Create a list of local schools your manufacturing recruiters should reach out to and have them contact campus career centers at each school. Once they have established contact, ask them to inquire about chances to share internships and employment opportunities with students. It is important to establish a relationship with the career centers at your target schools, as each school has specific guidelines, events and timelines associated with its recruiting process.
Once on campus, it is important to establish a strong employer brand presence. Partnering with marketing can be invaluable in this instance, as a company’s marketing team can create materials that specifically appeal to the campus audience.
Invest in Building a Superior Candidate Experience
Identifying roadblocks and issues that can make it difficult for candidates to move through in your current hiring process is important in creating a better candidate experience. A lengthy hiring process or unrealistic job offers could be causing your organization to miss out on top prospects.

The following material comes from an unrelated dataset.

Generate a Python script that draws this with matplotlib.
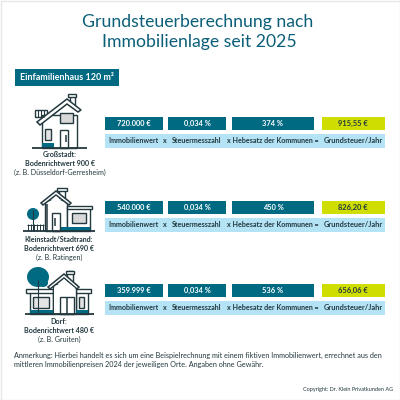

Your recruiting teams should ask for feedback about your hiring process from current employees and even candidates who turned down your offer. This can bring you insights from candidates who pass on your job offers and determine whether these roadblocks are culturally entrenched or can be changed.
For example, do candidates frequently complain about a lengthy interview process? If so, there may be a way to streamline the interviews to accelerate the decision-making timetable, such as video interviews.
Building a better candidate experience begins and ends with your manufacturing recruiters communicating expectations upfront with candidates, so they know exactly how long the process will take, how they should prepare and what each step of the process entails.
Organizations willing to rethink their manufacturing recruitment strategy now will gain a critical first-mover advantage. Rather than fighting for talent with antiquated tools and tactics, they will be leading the charge forward. If you establish a reputation for being an employer of choice in the manufacturing industry, top talent will seek you out, and be excited to be part of your dynamic, innovative organization.